» **Set exercise**: Reproduce every line of the material below, but drop the pictures.

» **Data segment**:
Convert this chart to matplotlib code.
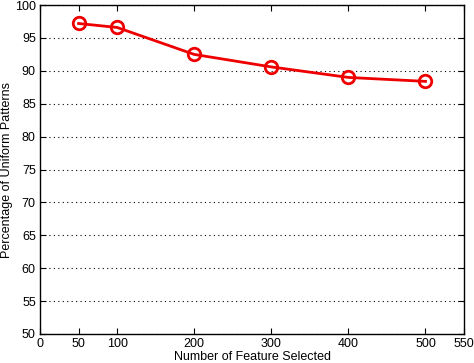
import matplotlib
matplotlib.use("Agg")
import matplotlib.pyplot as plt

plt.rcParams['font.family'] = ['Liberation Sans', 'DejaVu Sans']

# Data
n_features = [50, 100, 200, 300, 400, 500]
uniform_pct = [97.2, 96.6, 92.5, 90.6, 89.0, 88.4]
xticks = [0, 50, 100, 200, 300, 400, 500, 550]
yticks = list(range(50, 101, 5))

fig = plt.figure(figsize=(4.74, 3.63), dpi=100)
ax = fig.add_axes([0.0844, 0.080, 0.8946, 0.906])

ax.plot(n_features, uniform_pct, color='#ee0000', lw=2, marker='o',
        markersize=9, markerfacecolor='none', markeredgewidth=2)

ax.set_xlim(0, 550)
ax.set_ylim(50, 100)
ax.set_xticks(xticks)
ax.set_yticks(yticks)
ax.tick_params(direction='in', top=True, right=True, labelsize=9, length=4, pad=3)
ax.yaxis.grid(True, linestyle=(0, (1, 3)), color='black', lw=0.8)
for s in ax.spines.values():
    s.set_linewidth(1.0)

ax.set_xlabel('Number of Feature Selected', fontsize=9, labelpad=0.5)
ax.set_ylabel('Percentage of Uniform Patterns', fontsize=9, labelpad=1)

fig.savefig('out.png', dpi=100)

» **Exercise result**:
Convert this chart to matplotlib code.
import matplotlib
matplotlib.use("Agg")
import matplotlib.pyplot as plt

plt.rcParams['font.family'] = ['Liberation Sans', 'DejaVu Sans']

# Data
n_features = [50, 100, 200, 300, 400, 500]
uniform_pct = [97.2, 96.6, 92.5, 90.6, 89.0, 88.4]
xticks = [0, 50, 100, 200, 300, 400, 500, 550]
yticks = list(range(50, 101, 5))

fig = plt.figure(figsize=(4.74, 3.63), dpi=100)
ax = fig.add_axes([0.0844, 0.080, 0.8946, 0.906])

ax.plot(n_features, uniform_pct, color='#ee0000', lw=2, marker='o',
        markersize=9, markerfacecolor='none', markeredgewidth=2)

ax.set_xlim(0, 550)
ax.set_ylim(50, 100)
ax.set_xticks(xticks)
ax.set_yticks(yticks)
ax.tick_params(direction='in', top=True, right=True, labelsize=9, length=4, pad=3)
ax.yaxis.grid(True, linestyle=(0, (1, 3)), color='black', lw=0.8)
for s in ax.spines.values():
    s.set_linewidth(1.0)

ax.set_xlabel('Number of Feature Selected', fontsize=9, labelpad=0.5)
ax.set_ylabel('Percentage of Uniform Patterns', fontsize=9, labelpad=1)

fig.savefig('out.png', dpi=100)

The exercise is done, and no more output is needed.